Deadweight loss calculations inevitably depend on parameter assumptions. Sensitivity testing is essential. Analysts often compute the DWL under a range of elasticity values to capture uncertainty. For example, suppose the baseline demand elasticity is 1.2 but could plausibly be in the 0.8 to 1.6 range. Because ΔQ is proportional to elasticity, the resulting DWL will vary by ±33%. By plotting these scenarios, one can communicate how robust a tax proposal is to parameter uncertainty. In the calculator above, you can run repeated calculations while adjusting the elasticity inputs to observe how quickly deadweight loss escalates when markets become more responsive.

Advanced models also integrate income effects, cross-price elasticities, and welfare weights. However, the partial equilibrium framework remains an indispensable starting point for most policy analyses, especially when assessing a single sector or when cross-market spillovers are limited. The triangle approach is particularly helpful for presenting results to nontechnical stakeholders because it connects visual intuition with a simple formula.

Linking to Distributional Outcomes

While deadweight loss focuses on efficiency, the distributional outcome of who bears the tax burden ties into equity debates. Public finance practitioners pair DWL estimates with incidence calculations to balance efficiency against fairness. For instance, a tax that imposes a small deadweight loss but is regressive might still warrant adjustments through targeted credits or rebates. Conversely, a tax with a larger deadweight loss but strong corrective properties, such as a carbon tax addressing environmental externalities, could pass benefit-cost tests if the environmental gains exceed the efficiency losses.

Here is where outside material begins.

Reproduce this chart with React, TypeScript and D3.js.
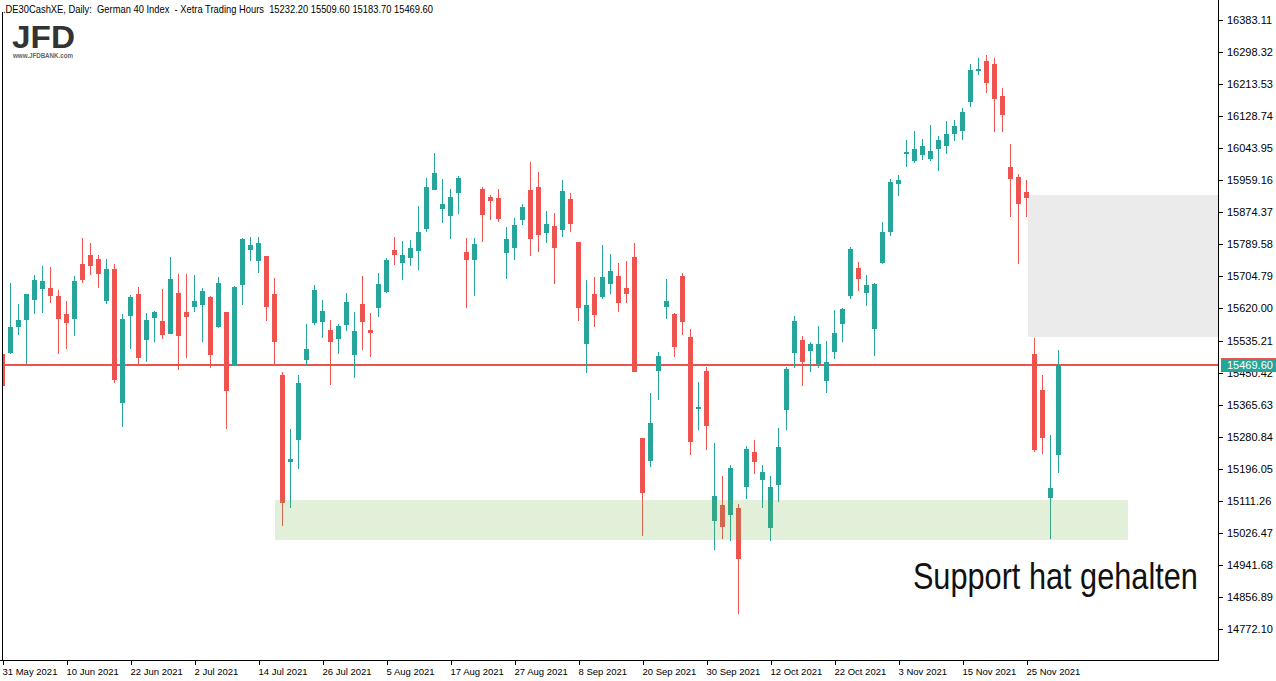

Advanced Modeling Considerations

Beyond the simple linear approximation, some analysts adopt quadratic or constant elasticity demand functions. In a constant elasticity framework, the formula for deadweight loss can be integrated analytically, showing that DWL grows with the square of the tax rate. This property explains why small tax increases have modest efficiency costs, but doubling a tax rate can quadruple the deadweight loss. Because governments often rely on incremental adjustments, awareness of this nonlinearity is vital for long-term fiscal planning.

In computational general equilibrium (CGE) models, analysts calibrate entire economies where households maximize utility subject to budget constraints and firms maximize profits. Taxes enter these models through wedges on labor, capital, or consumption. The CGE output often includes aggregate deadweight loss, which can then be decomposed by sector. Still, the core intuition traces back to the microeconomic triangle presented in this guide.

Ultimately, calculating deadweight loss from tax requires a blend of data collection, elasticity estimation, and careful communication. By deploying tools like the calculator above, analysts can quickly prototype scenarios, refine assumptions, and provide transparent metrics to stakeholders. Whether you are evaluating a municipal fuel tax or a national consumption levy, the methodology follows the same logical steps outlined here, ensuring that efficiency costs are explicitly considered alongside revenue goals.